Task statement
The lines from the top of the material below through the line containing "(y2) at (191,367.5)" are to be printed exactly, with pictures omitted.

Provided entries
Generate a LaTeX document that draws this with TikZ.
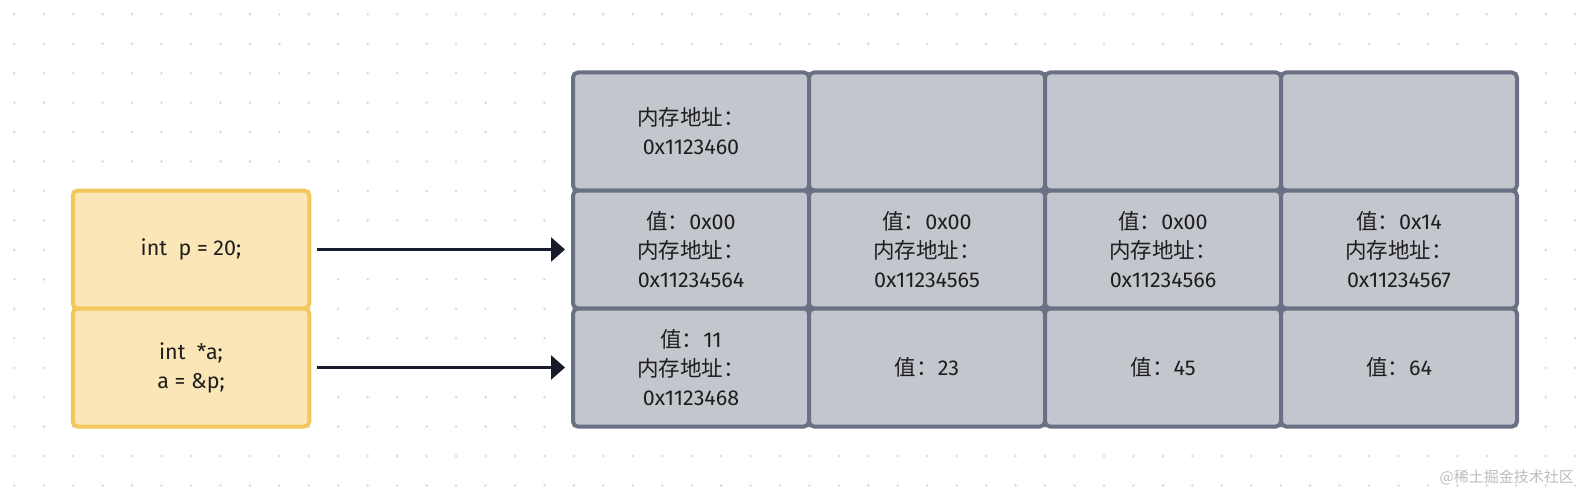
\documentclass[tikz,border=0pt]{standalone}
\usepackage{fontspec}
\setmainfont{Fira Sans}
\newfontfamily\cjk{Noto Sans CJK SC}
\usetikzlibrary{arrows.meta,shadows}
\definecolor{yfill}{HTML}{FAE6B7}
\definecolor{yb}{HTML}{F2C75C}
\definecolor{cellf}{HTML}{C4C6CE}
\definecolor{cellb}{HTML}{6B7184}
\definecolor{arrc}{HTML}{171B2C}
\definecolor{txt}{HTML}{1E1E1E}
\definecolor{dotc}{HTML}{DADADA}
\definecolor{wmc}{HTML}{BDBDBD}
\newcommand\zh[1]{{\cjk #1}}
\tikzset{
  cell/.style={draw=cellb, fill=cellf, line width=4pt, rounded corners=5pt,
    minimum width=236pt, minimum height=118pt, inner sep=0pt, outer sep=0pt,
    align=center, text=txt, font=\fontsize{21.5}{29}\selectfont,
    drop shadow={opacity=0.10, shadow xshift=0pt, shadow yshift=-2pt}},
  ycell/.style={cell, draw=yb, fill=yfill, minimum width=236.5pt},
  arr/.style={draw=arrc, line width=2.7pt, -{Triangle[length=14pt,width=24pt]}},
}
\begin{document}
\begin{tikzpicture}[x=1pt,y=-1pt]
\useasboundingbox (0,0) rectangle (1588,500);
\fill[white] (0,0) rectangle (1588,500);
\foreach \i in {0,...,53}
  \foreach \j in {0,...,16}
    \fill[dotc] (14.3+29.45*\i, 14.3+29.45*\j) circle[radius=1.4pt];

% left code boxes
\node[ycell] (y1) at (191,249.5) {int~~p = 20;};
\node[ycell] (y2) at (191,367.5) {int~~*a;\\a = \&p;};

% memory grid, row 1
\node[cell] (c11) at (691,131.5) {\zh{内存地址：}\\0x1123460};
\node[cell] (c12) at (927,131.5) {};
\node[cell] (c13) at (1163,131.5) {};
\node[cell] (c14) at (1399,131.5) {};
% row 2
\node[cell] (c21) at (691,249.5) {\zh{值：}0x00\\\zh{内存地址：}\\0x11234564};
\node[cell] (c22) at (927,249.5) {\zh{值：}0x00\\\zh{内存地址：}\\0x11234565};
\node[cell] (c23) at (1163,249.5) {\zh{值：}0x00\\\zh{内存地址：}\\0x11234566};
\node[cell] (c24) at (1399,249.5) {\zh{值：}0x14\\\zh{内存地址：}\\0x11234567};
% row 3
\node[cell] (c31) at (691,367.5) {\zh{值：}11\\\zh{内存地址：}\\0x1123468};
\node[cell] (c32) at (927,367.5) {\zh{值：}23};
\node[cell] (c33) at (1163,367.5) {\zh{值：}45};
\node[cell] (c34) at (1399,367.5) {\zh{值：}64};

% arrows
\draw[arr, shorten <=7.75pt, shorten >=8pt] (y1.east) -- (c21.west);
\draw[arr, shorten <=7.75pt, shorten >=8pt] (y2.east) -- (c31.west);

% watermark
\node[font=\cjk\fontsize{15}{15}\selectfont, text=wmc, anchor=east, inner sep=0pt] (wm) at (1574,477) {@稀土掘金技术社区};
\end{tikzpicture}
\end{document}
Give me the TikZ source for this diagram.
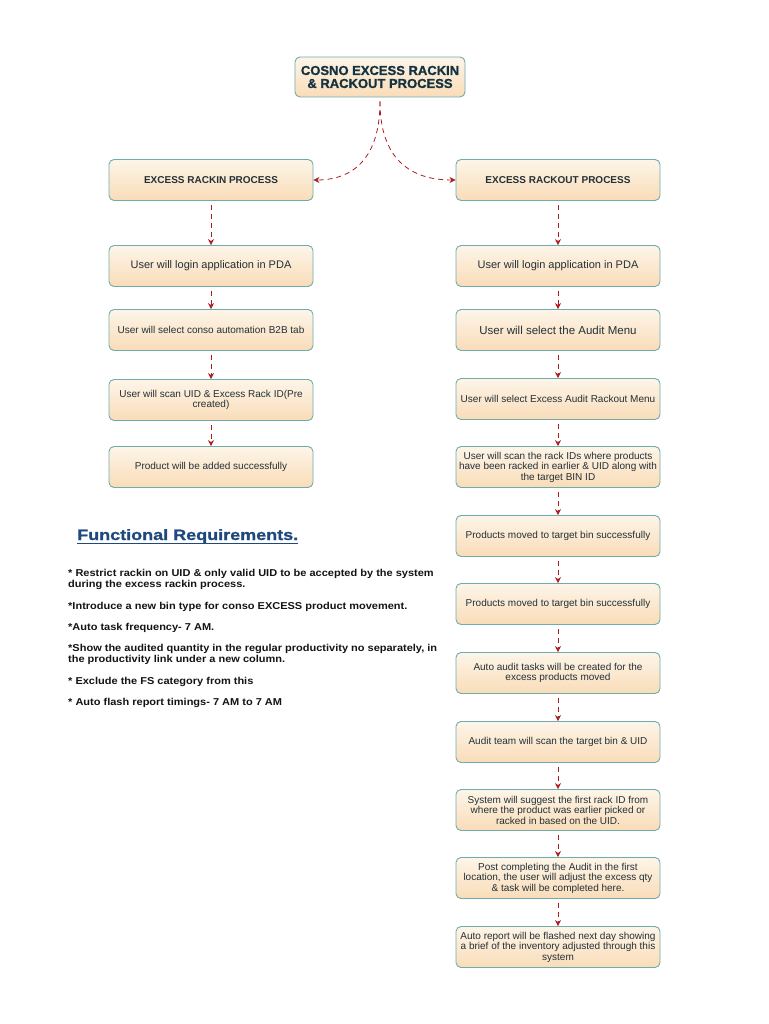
\documentclass[tikz,border=0pt]{standalone}
\usepackage{fontspec}
\setmainfont{Liberation Sans}
\newfontfamily\frfont[FakeStretch=1.1]{Liberation Sans}
\newfontfamily\hdfont[FakeStretch=1.2,FakeBold=1.2]{Liberation Sans Bold}
\newfontfamily\ttlfont[FakeBold=1.0]{Liberation Sans Bold}
\usetikzlibrary{arrows.meta}
\definecolor{boxtop}{RGB}{253,245,233}
\definecolor{boxbot}{RGB}{249,220,184}
\definecolor{boxline}{RGB}{112,172,170}
\definecolor{arr}{RGB}{170,30,30}
\definecolor{boxtext}{RGB}{36,48,54}
\definecolor{titletext}{RGB}{20,50,64}
\definecolor{frblue}{RGB}{31,73,125}
\definecolor{frtext}{RGB}{20,20,20}
\tikzset{
 procbox/.style={rectangle, rounded corners=5pt, minimum width=204pt, minimum height=41pt,
   top color=boxtop, bottom color=boxbot, draw=boxline, line width=0.9pt, align=center,
   text=boxtext, inner sep=2pt, font=\fontsize{10}{10.5}\selectfont},
 headbox/.style={procbox, font=\bfseries\fontsize{10}{11}\selectfont},
 bigbox/.style={procbox, font=\fontsize{11}{12}\selectfont},
 titlebox/.style={procbox, minimum width=170pt, minimum height=40pt, text=titletext,
   font=\ttlfont\fontsize{13}{13}\selectfont},
 flow/.style={draw=arr, dash pattern=on 5pt off 4pt, line width=0.8pt, shorten <=4pt,
   -{Stealth[length=6pt,width=6pt]}},
 frline/.style={anchor=base west, inner sep=0pt, text=frtext,
   font=\frfont\bfseries\fontsize{10}{11}\selectfont},
}
\begin{document}
\begin{tikzpicture}[x=1pt,y=-1pt]
\useasboundingbox (0,0) rectangle (768,1024);
\fill[white] (0,0) rectangle (768,1024);

\node[titlebox] (title) at (380,77) {COSNO EXCESS RACKIN\\\& RACKOUT PROCESS};
\node[headbox] (lh) at (211,180) {EXCESS RACKIN PROCESS};
\node[headbox] (rh) at (558,180) {EXCESS RACKOUT PROCESS};

\node[bigbox] (l1) at (211,266) {User will login application in PDA};
\node[procbox] (l2) at (211,330) {User will select conso automation B2B tab};
\node[procbox] (l3) at (211,400) {User will scan UID \& Excess Rack ID(Pre\\created)};
\node[procbox] (l4) at (211,467) {Product will be added successfully};

\node[bigbox] (r1) at (558,266) {User will login application in PDA};
\node[procbox, font=\fontsize{11.5}{12}\selectfont] (r2) at (558,330) {User will select the Audit Menu};
\node[procbox] (r3) at (558,399) {User will select Excess Audit Rackout Menu};
\node[procbox] (r4) at (558,467) {User will scan the rack IDs where products\\have been racked in earlier \& UID along with\\the target BIN ID};
\node[procbox] (r5) at (558,536) {Products moved to target bin successfully};
\node[procbox] (r6) at (558,604) {Products moved to target bin successfully};
\node[procbox] (r7) at (558,673) {Auto audit tasks will be created for the\\excess products moved};
\node[procbox] (r8) at (558,742) {Audit team will scan the target bin \& UID};
\node[procbox] (r9) at (558,810) {System will suggest the first rack ID from\\where the product was earlier picked or\\racked in based on the UID.};
\node[procbox] (r10) at (558,878) {Post completing the Audit in the first\\location, the user will adjust the excess qty\\\& task will be completed here.};
\node[procbox] (r11) at (558,947) {Auto report will be flashed next day showing\\a brief of the inventory adjusted through this\\system};

\draw[flow] (title.south) .. controls +(0,73) and +(27,0) .. (lh.east);
\draw[flow] (title.south) .. controls +(0,73) and +(-32,0) .. (rh.west);

\foreach \a/\b in {lh/l1,l1/l2,l2/l3,l3/l4,rh/r1,r1/r2,r2/r3,r3/r4,r4/r5,r5/r6,r6/r7,r7/r8,r8/r9,r9/r10,r10/r11}
  \draw[flow] (\a) -- (\b);

\node[anchor=base west, inner sep=0pt, text=frblue, font=\hdfont\fontsize{15}{16}\selectfont] (frh) at (77,540) {Functional Requirements.};
\draw[frblue, line width=1.2pt] ([yshift=-3.5pt]frh.base west) -- ([yshift=-3.5pt]frh.base east);

\node[frline] (f1a) at (68,576.5) {* Restrict rackin on UID \& only valid UID to be accepted by the system};
\node[frline] (f1b) at (68,587.5) {during the excess rackin process.};
\node[frline] (f2) at (68,609) {*Introduce a new bin type for conso EXCESS product movement.};
\node[frline] (f3) at (68,630) {*Auto task frequency- 7 AM.};
\node[frline] (f4a) at (68,651) {*Show the audited quantity in the regular productivity no separately, in};
\node[frline] (f4b) at (68,662) {the productivity link under a new column.};
\node[frline] (f5) at (68,684) {* Exclude the FS category from this};
\node[frline] (f6) at (68,705) {* Auto flash report timings- 7 AM to 7 AM};
\end{tikzpicture}
\end{document}
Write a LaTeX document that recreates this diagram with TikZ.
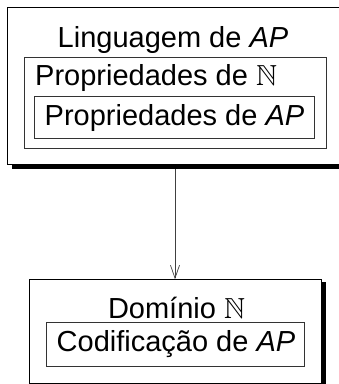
\documentclass[tikz,border=0pt]{standalone}
\usepackage{amssymb}
\DeclareFontFamily{U}{msb}{}
\DeclareFontShape{U}{msb}{m}{n}{<-> msbm10}{}
\usepackage{fontspec}
\setmainfont{Liberation Sans}
\usetikzlibrary{arrows.meta}
\begin{document}
\begin{tikzpicture}[x=1pt,y=-1pt,
  box/.style={draw=black, line width=0.7pt, fill=white, inner sep=0pt},
  innerbox/.style={draw=black!80, line width=0.6pt, inner sep=0pt},
  shadowbox/.style={fill=black, draw=none},
  lbl/.style={inner sep=0pt, font=\fontsize{29}{34}\selectfont},
  conn/.style={draw=black!75, line width=0.7pt, -{Straight Barb[length=13pt,width=9pt]}}]
\useasboundingbox (0,0) rectangle (339,384);
\clip (0,0) rectangle (339,384);
% top group
\fill[shadowbox] (11.5,10.5) rectangle (352,169);
\draw[box] (7.5,7.5) rectangle (348,164.5);
\coordinate (topS) at (175,169);
\draw[innerbox] (24,57) rectangle (326,148.5);
\draw[innerbox] (34,96.5) rectangle (314,138.5);
\node[lbl, anchor=base] (t1) at (173,47) {Linguagem de \textit{AP}};
\node[lbl, anchor=base west] (t2) at (35,85) {Propriedades de $\mathbb{N}$};
\node[lbl, anchor=base] (t3) at (174.5,125) {Propriedades de \textit{AP}};
% bottom group
\fill[shadowbox] (33,282) rectangle (325.5,390);
\draw[box] (29,279.5) rectangle (321,383.5);
\node[inner sep=0pt, minimum size=0pt] (bot) at (175,279.5) {};
\draw[innerbox] (46,322) rectangle (304,366);
\node[lbl, anchor=base] (t4) at (176.5,318) {Domínio $\mathbb{N}$};
\node[lbl, anchor=base] (t5) at (176,351) {Codificação de \textit{AP}};
% connector
\draw[conn] (topS) -- (bot);
\end{tikzpicture}
\end{document}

Full output
Generate a LaTeX document that draws this with TikZ.
\documentclass[tikz,border=0pt]{standalone}
\usepackage{fontspec}
\setmainfont{Fira Sans}
\newfontfamily\cjk{Noto Sans CJK SC}
\usetikzlibrary{arrows.meta,shadows}
\definecolor{yfill}{HTML}{FAE6B7}
\definecolor{yb}{HTML}{F2C75C}
\definecolor{cellf}{HTML}{C4C6CE}
\definecolor{cellb}{HTML}{6B7184}
\definecolor{arrc}{HTML}{171B2C}
\definecolor{txt}{HTML}{1E1E1E}
\definecolor{dotc}{HTML}{DADADA}
\definecolor{wmc}{HTML}{BDBDBD}
\newcommand\zh[1]{{\cjk #1}}
\tikzset{
  cell/.style={draw=cellb, fill=cellf, line width=4pt, rounded corners=5pt,
    minimum width=236pt, minimum height=118pt, inner sep=0pt, outer sep=0pt,
    align=center, text=txt, font=\fontsize{21.5}{29}\selectfont,
    drop shadow={opacity=0.10, shadow xshift=0pt, shadow yshift=-2pt}},
  ycell/.style={cell, draw=yb, fill=yfill, minimum width=236.5pt},
  arr/.style={draw=arrc, line width=2.7pt, -{Triangle[length=14pt,width=24pt]}},
}
\begin{document}
\begin{tikzpicture}[x=1pt,y=-1pt]
\useasboundingbox (0,0) rectangle (1588,500);
\fill[white] (0,0) rectangle (1588,500);
\foreach \i in {0,...,53}
  \foreach \j in {0,...,16}
    \fill[dotc] (14.3+29.45*\i, 14.3+29.45*\j) circle[radius=1.4pt];

% left code boxes
\node[ycell] (y1) at (191,249.5) {int~~p = 20;};
\node[ycell] (y2) at (191,367.5) {int~~*a;\\a = \&p;};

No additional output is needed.